I now see how this new flow to our lives allows more of what we all need, time in nature, time with those who fill us up, time alone and time just to be. Many of you are probably already meeting your needs in this way, just I realise I wasn't meeting this need within me. I was spreading myself too thinly, trying to be too many things to too many people, and not being as present with my boys, not being the mum I always wanted to be, and not honouring my soul in the process. I am grateful to my boys and to this moon for showing me that there is an another way, not that it’s easy, but it’s definitely more spacious and freeing.
Maybe the moon highlighted your unhelpful patterns too, the ways in which you get in your own way, don’t make life easy for yourself, compromise on your dreams, give in to your fears, don’t stand in your power and are drifting, getting through the days but not feeling fully aligned.
Using death as your advisor can be really helpful.
If you were to die tomorrow, what would you do differently today?
That certainly made me think.
It’s very easy to get caught up in the mundane, to resign ourselves to the status quo because we forget it could be any other way, to forget that we have a choice.
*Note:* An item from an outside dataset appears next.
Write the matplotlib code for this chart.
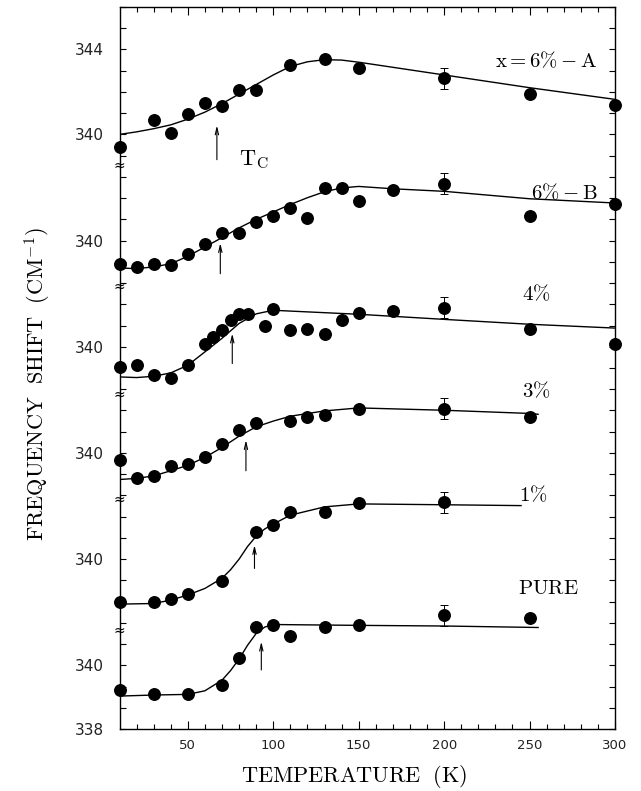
import numpy as np
import matplotlib
matplotlib.use('Agg')
import matplotlib.pyplot as plt
from matplotlib.ticker import FixedLocator

plt.rcParams['mathtext.fontset'] = 'cm'

# Raman frequency shift (cm^-1) vs temperature, one series per doping level
T_6A = [10, 30, 40, 50, 60, 70, 80, 90, 110, 130, 150, 200, 250, 300]
W_6A = [339.4, 340.7, 340.06, 340.96, 341.46, 341.33, 342.07, 342.07, 343.25, 343.54, 343.15, 342.65, 341.91, 341.4]
FIT_T_6A = [10, 20, 30, 40, 50, 60, 70, 80, 90, 100, 110, 120, 130, 140, 150, 200, 250, 300]
FIT_W_6A = [340.0, 340.12, 340.27, 340.45, 340.72, 341.05, 341.45, 341.9, 342.35, 342.8, 343.2, 343.42, 343.52, 343.5, 343.4, 342.8, 342.2, 341.65]

T_6B = [10, 20, 30, 40, 50, 60, 70, 80, 90, 100, 110, 120, 130, 140, 150, 170, 200, 250, 300]
W_6B = [338.91, 338.76, 338.91, 338.84, 339.39, 339.86, 340.37, 340.37, 340.87, 341.16, 341.55, 341.06, 342.47, 342.47, 341.88, 342.36, 342.68, 341.16, 341.74]
FIT_T_6B = [10, 20, 30, 40, 50, 60, 70, 80, 90, 100, 110, 120, 130, 140, 150, 170, 200, 250, 300]
FIT_W_6B = [338.71, 338.68, 338.76, 338.91, 339.26, 339.7, 340.14, 340.6, 341.0, 341.35, 341.7, 342.02, 342.3, 342.48, 342.55, 342.44, 342.32, 341.97, 341.77]

T_4 = [10, 20, 30, 40, 50, 60, 65, 70, 75, 80, 85, 95, 100, 110, 120, 130, 140, 150, 170, 200, 250, 300]
W_4 = [339.05, 339.16, 338.66, 338.55, 339.16, 340.15, 340.46, 340.78, 341.28, 341.56, 341.56, 340.96, 341.78, 340.78, 340.86, 340.59, 341.28, 341.59, 341.67, 341.84, 340.84, 340.15]
FIT_T_4 = [10, 20, 30, 40, 50, 60, 70, 80, 90, 100, 110, 150, 200, 250, 300]
FIT_W_4 = [338.58, 338.55, 338.61, 338.77, 339.13, 339.76, 340.4, 341.1, 341.55, 341.72, 341.68, 341.53, 341.29, 341.06, 340.88]

T_3 = [10, 20, 30, 40, 50, 60, 70, 80, 90, 110, 120, 130, 150, 200, 250]
W_3 = [339.69, 338.8, 338.91, 339.38, 339.5, 339.79, 340.4, 341.07, 341.42, 341.51, 341.7, 341.81, 342.09, 342.09, 341.7]
FIT_T_3 = [10, 20, 30, 40, 50, 60, 70, 80, 90, 100, 110, 130, 150, 200, 250, 255]
FIT_W_3 = [338.75, 338.8, 338.92, 339.16, 339.42, 339.79, 340.26, 340.79, 341.23, 341.5, 341.73, 341.98, 342.12, 342.01, 341.86, 341.82]

T_1 = [10, 30, 40, 50, 70, 90, 100, 110, 130, 150, 200]
W_1 = [337.96, 337.96, 338.1, 338.38, 338.98, 341.3, 341.63, 342.2, 342.23, 342.62, 342.67]
FIT_T_1 = [10, 30, 40, 50, 60, 70, 75, 80, 85, 90, 95, 100, 110, 130, 150, 200, 245]
FIT_W_1 = [337.88, 337.91, 338.07, 338.31, 338.62, 339.1, 339.5, 340.0, 340.6, 341.08, 341.42, 341.65, 342.07, 342.46, 342.6, 342.56, 342.52]

T_P = [10, 30, 50, 70, 80, 90, 100, 110, 130, 150, 200, 250]
W_P = [338.84, 338.65, 338.65, 339.07, 340.36, 341.78, 341.89, 341.38, 341.78, 341.88, 342.36, 342.25]
FIT_T_P = [10, 30, 50, 60, 70, 75, 80, 85, 90, 95, 100, 150, 200, 255]
FIT_W_P = [338.55, 338.6, 338.63, 338.8, 339.3, 339.75, 340.3, 340.95, 341.5, 341.8, 341.92, 341.88, 341.85, 341.78]

# transition temperatures marked with arrows
TC = [67, 69, 76, 84, 89, 93]
ERR_200 = 0.5

# (points T, points w, fit T, fit w, vertical offset, Tc, arrow tip, arrow tail)
curves = [
    (T_6A, W_6A, FIT_T_6A, FIT_W_6A, 25, TC[0], 340.42, 338.81),
    (T_6B, W_6B, FIT_T_6B, FIT_W_6B, 20, TC[1], 339.88, 338.44),
    (T_4, W_4, FIT_T_4, FIT_W_4, 15, TC[2], 340.62, 339.21),
    (T_3, W_3, FIT_T_3, FIT_W_3, 10, TC[3], 340.6, 339.16),
    (T_1, W_1, FIT_T_1, FIT_W_1, 5, TC[4], 340.66, 339.56),
    (T_P, W_P, FIT_T_P, FIT_W_P, 0, TC[5], 341.11, 339.78),
]

fig = plt.figure(figsize=(6.41, 7.91), dpi=100)
ax = fig.add_axes([119.5 / 641, 1 - 729 / 791, 495.5 / 641, 722 / 791])

for t, w, ft, fw, off, tc, tip, tail in curves:
    t = np.array(t)
    w = np.array(w) + off
    ax.plot(ft, np.array(fw) + off, color='black', lw=1.0, zorder=2)
    ax.plot(t, w, 'o', color='black', ms=8.3, zorder=3, clip_on=False)
    i = list(t).index(200)
    ax.errorbar([200], [w[i]], yerr=ERR_200, fmt='none', ecolor='black',
                elinewidth=0.7, capsize=3, capthick=0.7, zorder=3)
    ax.annotate('', xy=(tc, tip + off), xytext=(tc, tail + off),
                arrowprops=dict(arrowstyle='->,head_length=0.5,head_width=0.12',
                                color='black', lw=0.8, shrinkA=0, shrinkB=0))

lab_kw = dict(fontsize=15, color='black', va='center')
ax.text(290, 368.48, r'$\mathrm{x=6\%-A}$', ha='right', **lab_kw)
ax.text(290, 362.25, r'$\mathrm{6\%-B}$', ha='right', **lab_kw)
ax.text(245.5, 357.47, r'$\mathrm{4\%}$', ha='left', **lab_kw)
ax.text(245.5, 352.9, r'$\mathrm{3\%}$', ha='left', **lab_kw)
ax.text(244, 348.0, r'$\mathrm{1\%}$', ha='left', **lab_kw)
ax.text(243, 343.66, r'$\mathrm{PURE}$', ha='left', **lab_kw)
ax.text(80, 363.54, r'$\mathrm{T_C}$', ha='left', va='baseline', fontsize=16)

# axis breaks between stacked curves
for yb in [341.63, 347.78, 352.72, 357.81, 363.54]:
    ax.text(10, yb, '≈', ha='center', va='center', fontsize=10, color='black')

ax.set_xlim(10, 300)
ax.set_ylim(337, 371)
ax.set_xticks([50, 100, 150, 200, 250, 300])
ax.xaxis.set_minor_locator(FixedLocator(np.arange(20, 300, 10)))

ylabels = {337: '338', 340: '340', 345: '340', 350: '340', 355: '340',
           360: '340', 365: '340', 369: '344'}
yt = list(range(337, 372))
ax.set_yticks(yt)
ax.set_yticklabels([ylabels.get(v, '') for v in yt])

ax.tick_params(axis='both', which='both', direction='in', top=True, right=True,
               width=0.8, color='black')
ax.tick_params(axis='x', which='major', length=6, pad=7, labelsize=9.5)
ax.tick_params(axis='x', which='minor', length=3.5)
ax.tick_params(axis='y', which='major', length=4, pad=11, labelsize=11)
for lbl in ax.get_xticklabels() + ax.get_yticklabels():
    lbl.set_color('#222222')
for s in ax.spines.values():
    s.set_linewidth(1.0)

fig.text(354 / 641, 1 - 776 / 791, r'$\mathrm{TEMPERATURE\ \ (K)}$',
         ha='center', va='center', fontsize=16)
fig.text(37.5 / 641, 1 - 384.5 / 791, r'$\mathrm{FREQUENCY\ \ SHIFT\ \ (CM^{-1})}$',
         ha='center', va='center', rotation=90, fontsize=16)

fig.savefig('out.png', dpi=100)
The wonderful thing about the universe is though, that if we forget, it tries to get out attention gently initially and then if we are still not listening, it literally forces change upon us, forces our re-alignment.
It’s never easy, but nor is staying stuck.
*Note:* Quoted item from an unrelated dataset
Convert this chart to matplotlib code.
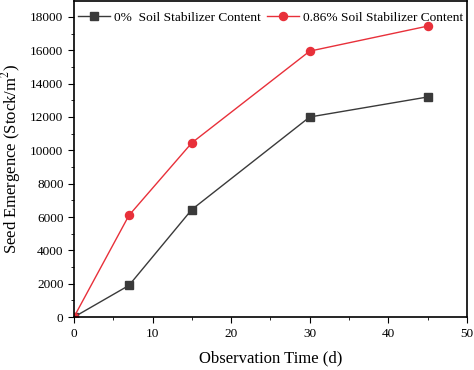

My friend told me on the full moon that no one really cares. I thought long and hard about that. About whether anyone cares. Certainly we care too much as a society about what other people think of us, to the extent that we compromise on our true selves for the sake of others, giving away our power in the process. And sometimes we care more about other people’s welfare than we do our own. Maybe that was what the moon was doing, helping us to care more about ourselves and the favourite people in our lives than we usually do - clear out the clutter and set ourselves free, put ourselves and our health and wellbeing first.
Enjoy this beautiful weather as the moon wanes and darkness descends earlier.